** Start Exercise data **

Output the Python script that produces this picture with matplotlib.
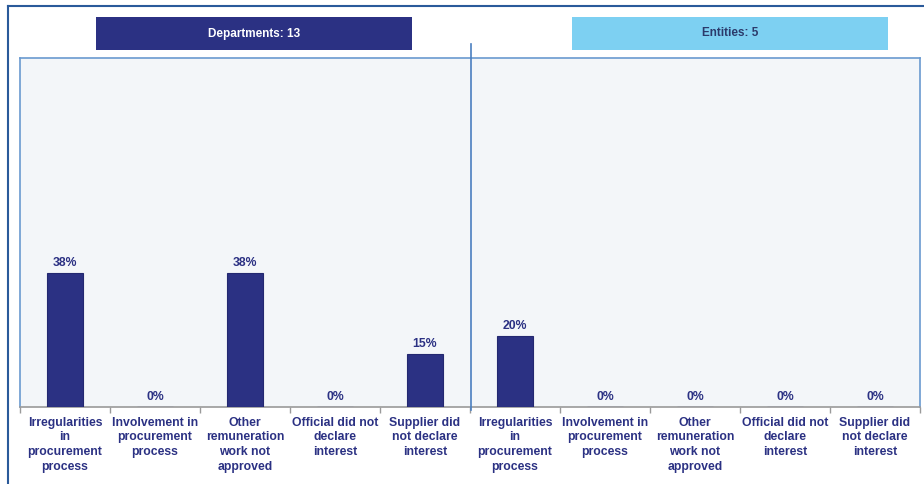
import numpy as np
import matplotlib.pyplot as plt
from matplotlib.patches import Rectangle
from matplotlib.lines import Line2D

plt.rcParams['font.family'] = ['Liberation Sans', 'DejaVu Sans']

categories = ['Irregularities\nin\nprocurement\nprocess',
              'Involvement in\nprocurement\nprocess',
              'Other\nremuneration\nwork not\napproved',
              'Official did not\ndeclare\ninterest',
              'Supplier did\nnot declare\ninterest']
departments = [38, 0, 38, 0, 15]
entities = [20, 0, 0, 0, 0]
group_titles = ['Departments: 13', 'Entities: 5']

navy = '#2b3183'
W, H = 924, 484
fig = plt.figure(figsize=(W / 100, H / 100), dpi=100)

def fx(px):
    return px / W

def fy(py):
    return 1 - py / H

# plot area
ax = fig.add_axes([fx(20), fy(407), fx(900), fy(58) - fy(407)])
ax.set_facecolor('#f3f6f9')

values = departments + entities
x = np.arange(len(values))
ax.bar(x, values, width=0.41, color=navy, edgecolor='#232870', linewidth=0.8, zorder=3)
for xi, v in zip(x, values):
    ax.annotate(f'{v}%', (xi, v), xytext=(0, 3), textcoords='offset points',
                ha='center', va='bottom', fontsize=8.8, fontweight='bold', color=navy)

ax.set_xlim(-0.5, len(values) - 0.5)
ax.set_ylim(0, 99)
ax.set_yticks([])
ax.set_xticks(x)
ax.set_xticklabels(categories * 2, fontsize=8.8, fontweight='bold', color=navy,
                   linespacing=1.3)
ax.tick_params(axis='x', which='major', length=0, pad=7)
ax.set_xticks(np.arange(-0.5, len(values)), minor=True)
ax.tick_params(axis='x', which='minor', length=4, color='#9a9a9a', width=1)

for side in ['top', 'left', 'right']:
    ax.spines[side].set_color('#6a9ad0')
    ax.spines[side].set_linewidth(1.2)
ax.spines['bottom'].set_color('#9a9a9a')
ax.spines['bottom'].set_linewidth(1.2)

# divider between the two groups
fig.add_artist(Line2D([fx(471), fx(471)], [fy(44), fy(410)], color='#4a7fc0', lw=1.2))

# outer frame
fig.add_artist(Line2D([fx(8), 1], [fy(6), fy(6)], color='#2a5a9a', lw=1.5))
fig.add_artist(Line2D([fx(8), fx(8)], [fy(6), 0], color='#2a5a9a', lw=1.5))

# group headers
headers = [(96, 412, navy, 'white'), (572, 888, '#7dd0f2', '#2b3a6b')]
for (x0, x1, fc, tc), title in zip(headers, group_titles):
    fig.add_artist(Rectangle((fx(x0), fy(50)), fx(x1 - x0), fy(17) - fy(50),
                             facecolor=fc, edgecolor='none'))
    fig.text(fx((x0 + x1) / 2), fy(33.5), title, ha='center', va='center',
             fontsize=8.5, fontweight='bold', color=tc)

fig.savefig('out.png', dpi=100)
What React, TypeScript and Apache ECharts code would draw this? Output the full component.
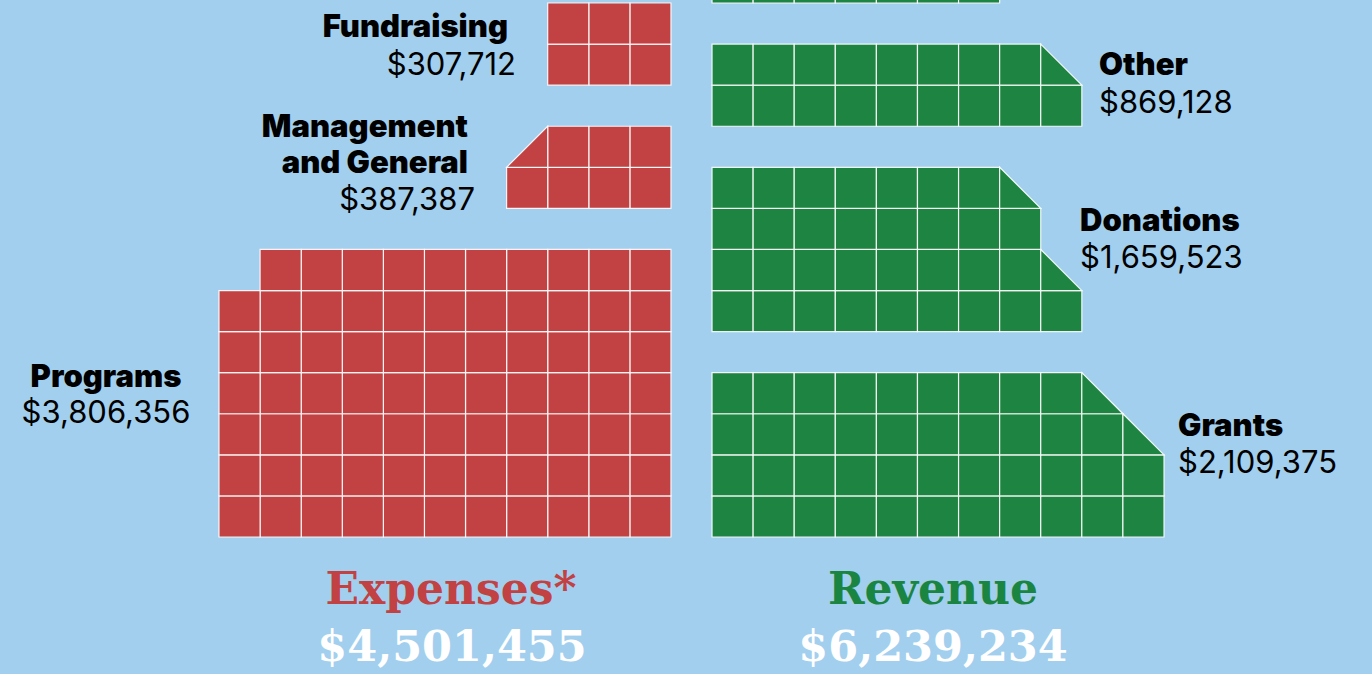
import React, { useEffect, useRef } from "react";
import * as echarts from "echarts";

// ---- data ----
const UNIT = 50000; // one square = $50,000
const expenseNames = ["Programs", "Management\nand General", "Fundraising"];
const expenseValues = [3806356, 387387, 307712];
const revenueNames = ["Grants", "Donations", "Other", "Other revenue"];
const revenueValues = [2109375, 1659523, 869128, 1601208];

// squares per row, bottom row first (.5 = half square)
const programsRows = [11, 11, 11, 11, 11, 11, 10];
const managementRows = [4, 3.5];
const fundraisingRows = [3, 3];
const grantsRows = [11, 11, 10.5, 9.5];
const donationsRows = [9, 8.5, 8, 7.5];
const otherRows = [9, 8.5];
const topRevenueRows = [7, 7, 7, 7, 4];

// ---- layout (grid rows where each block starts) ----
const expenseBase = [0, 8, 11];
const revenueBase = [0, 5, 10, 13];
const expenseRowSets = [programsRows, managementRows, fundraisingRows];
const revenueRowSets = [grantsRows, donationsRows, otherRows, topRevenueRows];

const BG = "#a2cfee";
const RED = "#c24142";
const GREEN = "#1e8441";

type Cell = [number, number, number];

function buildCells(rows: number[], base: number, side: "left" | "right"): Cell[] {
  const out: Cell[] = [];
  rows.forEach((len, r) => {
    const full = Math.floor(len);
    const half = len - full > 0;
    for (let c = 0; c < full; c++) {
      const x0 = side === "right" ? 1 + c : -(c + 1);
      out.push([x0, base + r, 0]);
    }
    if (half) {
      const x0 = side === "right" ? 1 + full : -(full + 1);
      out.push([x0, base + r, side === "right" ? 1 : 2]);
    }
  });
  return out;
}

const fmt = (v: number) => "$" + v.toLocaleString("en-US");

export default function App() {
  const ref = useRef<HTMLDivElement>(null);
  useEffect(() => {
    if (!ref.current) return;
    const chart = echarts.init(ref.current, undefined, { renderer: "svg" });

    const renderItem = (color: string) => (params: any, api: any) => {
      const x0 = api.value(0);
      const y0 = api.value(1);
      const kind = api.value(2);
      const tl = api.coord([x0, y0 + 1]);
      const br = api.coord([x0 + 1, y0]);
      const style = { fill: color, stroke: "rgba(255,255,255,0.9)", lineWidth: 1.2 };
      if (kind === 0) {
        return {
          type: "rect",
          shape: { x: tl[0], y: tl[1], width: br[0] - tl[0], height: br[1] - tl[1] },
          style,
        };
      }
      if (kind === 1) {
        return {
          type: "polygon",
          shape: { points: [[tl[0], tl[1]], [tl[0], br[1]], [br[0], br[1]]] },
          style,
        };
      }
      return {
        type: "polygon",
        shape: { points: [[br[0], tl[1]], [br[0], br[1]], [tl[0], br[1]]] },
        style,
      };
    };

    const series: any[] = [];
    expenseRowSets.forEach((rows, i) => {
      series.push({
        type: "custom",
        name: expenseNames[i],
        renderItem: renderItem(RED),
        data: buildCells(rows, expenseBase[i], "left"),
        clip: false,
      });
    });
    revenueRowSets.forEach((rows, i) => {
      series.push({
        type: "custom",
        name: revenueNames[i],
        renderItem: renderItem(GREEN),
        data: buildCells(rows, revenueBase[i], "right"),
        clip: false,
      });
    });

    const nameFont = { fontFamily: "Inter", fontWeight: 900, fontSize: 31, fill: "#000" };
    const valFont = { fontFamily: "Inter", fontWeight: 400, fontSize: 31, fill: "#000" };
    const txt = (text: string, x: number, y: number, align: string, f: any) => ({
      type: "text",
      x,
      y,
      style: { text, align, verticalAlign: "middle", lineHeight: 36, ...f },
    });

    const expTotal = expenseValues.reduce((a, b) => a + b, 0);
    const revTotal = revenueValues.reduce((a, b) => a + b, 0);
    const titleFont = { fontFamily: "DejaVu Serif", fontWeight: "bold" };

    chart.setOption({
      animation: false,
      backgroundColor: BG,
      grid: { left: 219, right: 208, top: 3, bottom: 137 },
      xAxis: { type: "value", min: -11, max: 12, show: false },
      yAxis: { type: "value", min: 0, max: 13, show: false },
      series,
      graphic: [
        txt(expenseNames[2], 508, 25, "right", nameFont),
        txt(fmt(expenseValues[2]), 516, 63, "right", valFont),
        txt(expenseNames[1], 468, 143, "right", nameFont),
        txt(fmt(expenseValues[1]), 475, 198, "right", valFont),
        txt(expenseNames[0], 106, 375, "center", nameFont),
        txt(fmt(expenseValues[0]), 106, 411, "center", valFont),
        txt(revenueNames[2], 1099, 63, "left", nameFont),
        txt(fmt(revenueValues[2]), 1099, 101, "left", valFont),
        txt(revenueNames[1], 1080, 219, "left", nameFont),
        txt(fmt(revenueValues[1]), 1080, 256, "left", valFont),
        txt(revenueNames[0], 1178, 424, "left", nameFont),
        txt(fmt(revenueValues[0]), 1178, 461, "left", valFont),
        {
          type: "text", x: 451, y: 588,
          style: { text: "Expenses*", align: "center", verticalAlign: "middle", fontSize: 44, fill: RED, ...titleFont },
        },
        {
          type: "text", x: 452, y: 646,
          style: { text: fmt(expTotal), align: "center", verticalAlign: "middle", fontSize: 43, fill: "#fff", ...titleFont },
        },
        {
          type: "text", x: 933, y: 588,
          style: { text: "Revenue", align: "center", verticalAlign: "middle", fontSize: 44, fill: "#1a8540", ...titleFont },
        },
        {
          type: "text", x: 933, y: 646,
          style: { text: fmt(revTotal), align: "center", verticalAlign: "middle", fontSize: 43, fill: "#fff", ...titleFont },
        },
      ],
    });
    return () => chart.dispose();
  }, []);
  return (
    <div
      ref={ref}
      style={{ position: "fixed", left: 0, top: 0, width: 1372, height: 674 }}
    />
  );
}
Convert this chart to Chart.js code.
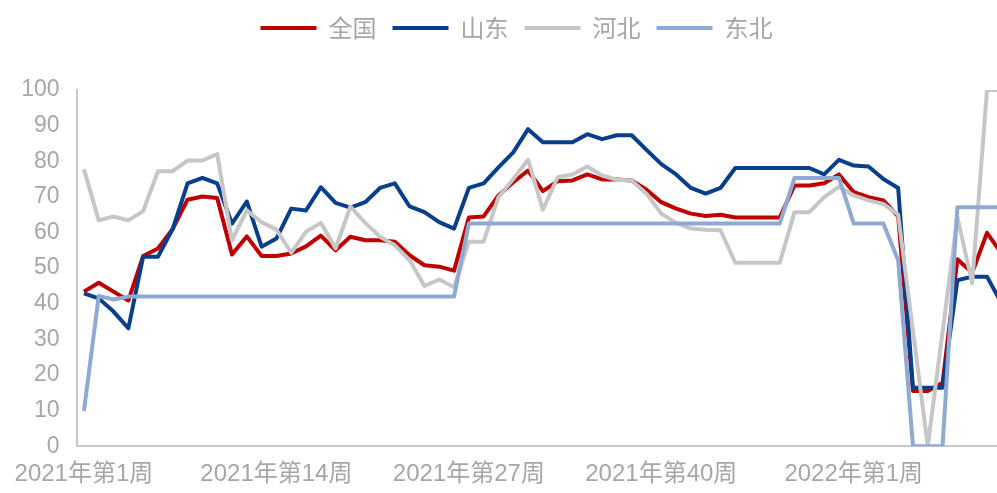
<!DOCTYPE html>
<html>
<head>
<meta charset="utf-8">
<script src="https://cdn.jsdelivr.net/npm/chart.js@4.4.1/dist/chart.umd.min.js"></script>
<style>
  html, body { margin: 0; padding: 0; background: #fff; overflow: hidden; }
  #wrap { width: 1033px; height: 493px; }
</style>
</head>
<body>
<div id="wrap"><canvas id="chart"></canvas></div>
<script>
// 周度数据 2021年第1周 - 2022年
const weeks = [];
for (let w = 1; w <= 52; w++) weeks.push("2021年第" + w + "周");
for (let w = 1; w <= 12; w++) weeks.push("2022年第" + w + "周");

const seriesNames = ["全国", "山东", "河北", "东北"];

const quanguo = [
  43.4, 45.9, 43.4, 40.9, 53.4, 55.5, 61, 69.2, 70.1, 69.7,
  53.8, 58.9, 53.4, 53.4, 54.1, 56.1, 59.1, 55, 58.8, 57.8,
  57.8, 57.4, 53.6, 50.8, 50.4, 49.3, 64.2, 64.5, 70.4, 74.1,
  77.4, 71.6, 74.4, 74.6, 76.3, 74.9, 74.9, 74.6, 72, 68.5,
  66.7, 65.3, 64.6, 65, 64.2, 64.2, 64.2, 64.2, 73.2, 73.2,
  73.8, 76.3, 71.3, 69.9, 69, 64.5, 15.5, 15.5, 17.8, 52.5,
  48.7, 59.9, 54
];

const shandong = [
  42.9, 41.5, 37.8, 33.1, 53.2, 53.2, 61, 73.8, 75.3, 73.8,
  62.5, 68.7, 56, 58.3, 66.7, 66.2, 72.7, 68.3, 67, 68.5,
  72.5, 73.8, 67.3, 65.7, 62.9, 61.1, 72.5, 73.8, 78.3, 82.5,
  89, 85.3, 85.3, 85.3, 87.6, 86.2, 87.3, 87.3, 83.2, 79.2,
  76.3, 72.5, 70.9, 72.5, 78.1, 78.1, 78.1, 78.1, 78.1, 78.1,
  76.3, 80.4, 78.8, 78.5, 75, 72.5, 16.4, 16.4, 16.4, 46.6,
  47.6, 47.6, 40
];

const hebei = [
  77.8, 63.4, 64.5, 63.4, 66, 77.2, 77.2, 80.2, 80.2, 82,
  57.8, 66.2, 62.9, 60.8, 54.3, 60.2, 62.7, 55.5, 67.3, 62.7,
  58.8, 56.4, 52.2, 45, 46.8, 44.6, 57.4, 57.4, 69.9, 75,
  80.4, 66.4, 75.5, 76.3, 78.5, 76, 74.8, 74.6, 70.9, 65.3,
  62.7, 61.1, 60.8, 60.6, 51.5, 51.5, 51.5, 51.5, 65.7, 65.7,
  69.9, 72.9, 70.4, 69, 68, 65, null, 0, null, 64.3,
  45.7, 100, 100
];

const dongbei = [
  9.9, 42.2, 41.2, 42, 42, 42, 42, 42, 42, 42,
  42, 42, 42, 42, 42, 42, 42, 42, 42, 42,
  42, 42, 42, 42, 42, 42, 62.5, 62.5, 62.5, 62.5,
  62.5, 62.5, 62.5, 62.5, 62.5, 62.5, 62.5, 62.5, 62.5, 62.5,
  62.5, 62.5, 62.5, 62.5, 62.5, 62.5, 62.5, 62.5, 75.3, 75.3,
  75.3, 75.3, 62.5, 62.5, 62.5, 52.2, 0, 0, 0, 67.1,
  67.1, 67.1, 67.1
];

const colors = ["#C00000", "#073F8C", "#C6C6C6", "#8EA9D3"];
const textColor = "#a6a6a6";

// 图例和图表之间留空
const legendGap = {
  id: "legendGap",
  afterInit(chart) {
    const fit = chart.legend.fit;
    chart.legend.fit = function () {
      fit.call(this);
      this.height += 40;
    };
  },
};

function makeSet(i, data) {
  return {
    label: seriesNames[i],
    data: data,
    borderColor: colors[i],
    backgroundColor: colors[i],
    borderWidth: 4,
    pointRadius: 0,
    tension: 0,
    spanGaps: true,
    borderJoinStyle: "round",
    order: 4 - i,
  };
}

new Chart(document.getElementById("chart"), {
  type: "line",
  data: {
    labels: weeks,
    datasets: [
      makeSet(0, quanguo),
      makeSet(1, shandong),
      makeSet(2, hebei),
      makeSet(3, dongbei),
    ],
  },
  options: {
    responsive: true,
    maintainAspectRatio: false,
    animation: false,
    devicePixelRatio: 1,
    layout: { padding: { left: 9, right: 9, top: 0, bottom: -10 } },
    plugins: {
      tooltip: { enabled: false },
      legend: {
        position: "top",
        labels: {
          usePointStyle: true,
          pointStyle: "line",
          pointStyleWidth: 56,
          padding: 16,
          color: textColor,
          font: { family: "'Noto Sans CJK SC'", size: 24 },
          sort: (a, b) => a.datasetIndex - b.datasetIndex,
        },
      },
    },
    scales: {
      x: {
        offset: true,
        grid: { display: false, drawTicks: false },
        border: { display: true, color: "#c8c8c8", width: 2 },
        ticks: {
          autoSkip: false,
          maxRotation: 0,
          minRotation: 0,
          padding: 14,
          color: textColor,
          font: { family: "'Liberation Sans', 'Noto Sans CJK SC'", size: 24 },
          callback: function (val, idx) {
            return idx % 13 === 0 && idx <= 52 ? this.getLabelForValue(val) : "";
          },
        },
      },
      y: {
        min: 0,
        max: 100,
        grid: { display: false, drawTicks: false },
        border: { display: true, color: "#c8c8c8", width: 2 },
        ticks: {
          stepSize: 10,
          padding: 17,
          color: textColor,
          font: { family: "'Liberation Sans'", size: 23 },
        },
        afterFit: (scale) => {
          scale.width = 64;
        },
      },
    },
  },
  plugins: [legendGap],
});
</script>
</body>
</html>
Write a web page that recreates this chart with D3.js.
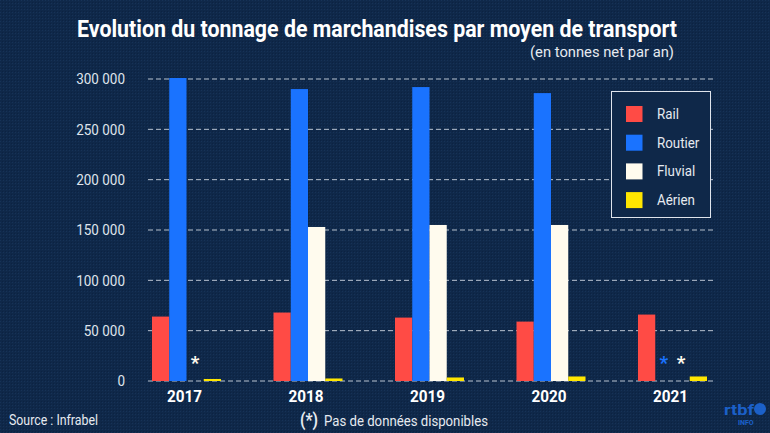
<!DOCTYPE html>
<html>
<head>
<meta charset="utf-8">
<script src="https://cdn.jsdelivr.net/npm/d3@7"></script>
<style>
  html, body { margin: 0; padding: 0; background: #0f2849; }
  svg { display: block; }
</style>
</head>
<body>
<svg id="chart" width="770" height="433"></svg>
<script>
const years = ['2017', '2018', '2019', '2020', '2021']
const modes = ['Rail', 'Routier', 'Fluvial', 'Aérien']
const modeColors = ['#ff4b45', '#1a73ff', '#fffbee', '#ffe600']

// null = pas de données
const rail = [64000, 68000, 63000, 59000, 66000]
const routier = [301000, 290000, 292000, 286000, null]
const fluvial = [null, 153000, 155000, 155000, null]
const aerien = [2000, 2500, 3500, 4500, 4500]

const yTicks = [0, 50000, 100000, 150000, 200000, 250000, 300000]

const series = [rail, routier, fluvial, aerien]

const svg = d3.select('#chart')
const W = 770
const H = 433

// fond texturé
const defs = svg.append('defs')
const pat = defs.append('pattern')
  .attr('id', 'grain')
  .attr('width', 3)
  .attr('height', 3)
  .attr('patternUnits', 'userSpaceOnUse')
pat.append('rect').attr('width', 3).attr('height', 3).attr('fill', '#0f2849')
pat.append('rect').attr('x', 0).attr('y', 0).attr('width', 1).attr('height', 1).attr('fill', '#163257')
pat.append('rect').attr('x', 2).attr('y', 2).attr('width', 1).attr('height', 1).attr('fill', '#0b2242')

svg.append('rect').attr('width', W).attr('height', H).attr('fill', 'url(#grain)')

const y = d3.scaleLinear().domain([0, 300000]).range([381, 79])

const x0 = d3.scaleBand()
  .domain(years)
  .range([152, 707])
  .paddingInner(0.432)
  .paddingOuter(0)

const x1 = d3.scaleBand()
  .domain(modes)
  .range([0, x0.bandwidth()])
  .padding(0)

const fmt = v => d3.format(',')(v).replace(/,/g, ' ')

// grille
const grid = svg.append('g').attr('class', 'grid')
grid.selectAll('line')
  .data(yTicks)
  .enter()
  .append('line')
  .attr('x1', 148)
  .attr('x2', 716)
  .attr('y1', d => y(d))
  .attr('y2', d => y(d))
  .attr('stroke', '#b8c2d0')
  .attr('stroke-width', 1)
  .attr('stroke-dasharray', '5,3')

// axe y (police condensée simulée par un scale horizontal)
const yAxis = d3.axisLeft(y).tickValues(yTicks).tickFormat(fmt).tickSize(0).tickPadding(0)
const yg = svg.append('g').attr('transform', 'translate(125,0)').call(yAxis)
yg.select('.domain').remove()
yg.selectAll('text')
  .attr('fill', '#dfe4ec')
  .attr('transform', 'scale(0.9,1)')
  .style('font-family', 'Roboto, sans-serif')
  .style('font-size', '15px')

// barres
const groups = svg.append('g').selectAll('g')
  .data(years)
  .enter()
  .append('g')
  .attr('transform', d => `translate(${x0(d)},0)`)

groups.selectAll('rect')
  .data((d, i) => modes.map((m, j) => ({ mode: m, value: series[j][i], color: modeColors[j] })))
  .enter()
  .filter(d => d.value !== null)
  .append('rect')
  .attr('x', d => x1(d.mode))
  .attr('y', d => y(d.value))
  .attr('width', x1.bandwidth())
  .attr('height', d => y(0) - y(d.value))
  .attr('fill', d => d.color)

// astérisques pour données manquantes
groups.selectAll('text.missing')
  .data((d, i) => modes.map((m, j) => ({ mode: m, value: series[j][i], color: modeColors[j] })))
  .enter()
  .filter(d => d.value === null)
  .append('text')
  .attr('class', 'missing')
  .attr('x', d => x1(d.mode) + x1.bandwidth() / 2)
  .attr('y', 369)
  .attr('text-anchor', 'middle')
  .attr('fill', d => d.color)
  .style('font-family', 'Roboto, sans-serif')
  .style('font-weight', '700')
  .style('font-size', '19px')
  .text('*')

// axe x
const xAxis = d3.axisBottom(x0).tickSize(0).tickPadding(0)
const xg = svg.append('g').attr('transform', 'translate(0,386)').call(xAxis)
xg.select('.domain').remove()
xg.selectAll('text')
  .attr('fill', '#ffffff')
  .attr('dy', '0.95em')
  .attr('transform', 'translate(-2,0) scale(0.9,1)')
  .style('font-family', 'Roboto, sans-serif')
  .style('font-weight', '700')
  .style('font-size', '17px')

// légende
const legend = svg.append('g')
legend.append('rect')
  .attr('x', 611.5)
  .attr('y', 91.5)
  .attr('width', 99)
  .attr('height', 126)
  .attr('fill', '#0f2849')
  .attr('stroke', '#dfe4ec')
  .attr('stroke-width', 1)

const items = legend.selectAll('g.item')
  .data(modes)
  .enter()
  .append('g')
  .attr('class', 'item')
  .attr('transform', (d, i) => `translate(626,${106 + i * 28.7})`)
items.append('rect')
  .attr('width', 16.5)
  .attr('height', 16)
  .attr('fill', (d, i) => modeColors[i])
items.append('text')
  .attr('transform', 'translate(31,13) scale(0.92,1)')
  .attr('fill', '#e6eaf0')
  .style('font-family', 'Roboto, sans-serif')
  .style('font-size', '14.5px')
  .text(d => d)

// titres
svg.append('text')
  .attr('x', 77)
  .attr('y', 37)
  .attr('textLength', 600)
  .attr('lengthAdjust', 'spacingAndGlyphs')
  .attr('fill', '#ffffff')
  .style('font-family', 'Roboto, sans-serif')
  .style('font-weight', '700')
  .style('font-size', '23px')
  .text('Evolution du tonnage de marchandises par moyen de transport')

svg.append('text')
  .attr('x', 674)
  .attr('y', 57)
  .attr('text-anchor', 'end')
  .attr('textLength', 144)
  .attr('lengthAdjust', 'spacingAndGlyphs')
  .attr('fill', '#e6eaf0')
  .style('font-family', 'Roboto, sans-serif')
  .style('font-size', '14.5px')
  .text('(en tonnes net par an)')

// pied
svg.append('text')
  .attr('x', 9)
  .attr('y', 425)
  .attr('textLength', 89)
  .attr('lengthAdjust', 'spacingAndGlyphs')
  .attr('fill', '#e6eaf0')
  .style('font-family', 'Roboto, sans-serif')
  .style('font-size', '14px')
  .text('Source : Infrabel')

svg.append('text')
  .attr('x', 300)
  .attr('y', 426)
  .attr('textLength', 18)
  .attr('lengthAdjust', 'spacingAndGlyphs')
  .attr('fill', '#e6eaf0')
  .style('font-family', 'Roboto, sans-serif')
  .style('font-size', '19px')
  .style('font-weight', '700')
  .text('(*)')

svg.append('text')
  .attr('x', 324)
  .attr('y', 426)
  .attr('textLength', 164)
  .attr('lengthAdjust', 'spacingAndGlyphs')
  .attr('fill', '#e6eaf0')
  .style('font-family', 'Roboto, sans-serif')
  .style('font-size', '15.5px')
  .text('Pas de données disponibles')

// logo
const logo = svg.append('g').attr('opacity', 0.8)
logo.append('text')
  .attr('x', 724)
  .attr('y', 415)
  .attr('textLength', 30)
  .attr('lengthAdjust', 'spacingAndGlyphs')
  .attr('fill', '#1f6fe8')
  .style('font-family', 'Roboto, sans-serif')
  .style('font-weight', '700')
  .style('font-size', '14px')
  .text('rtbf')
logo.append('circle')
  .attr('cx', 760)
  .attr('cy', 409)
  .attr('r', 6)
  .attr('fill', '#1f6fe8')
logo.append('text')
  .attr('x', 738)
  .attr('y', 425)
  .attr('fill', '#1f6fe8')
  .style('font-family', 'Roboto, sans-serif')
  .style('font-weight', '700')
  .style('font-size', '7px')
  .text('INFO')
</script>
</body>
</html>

** End Exercise data **

**Set problem:** Scan the records above for the string "code", then select every line that holds it.

**Output of the task:**
What React, TypeScript and Apache ECharts code would draw this? Output the full component.
Convert this chart to Chart.js code.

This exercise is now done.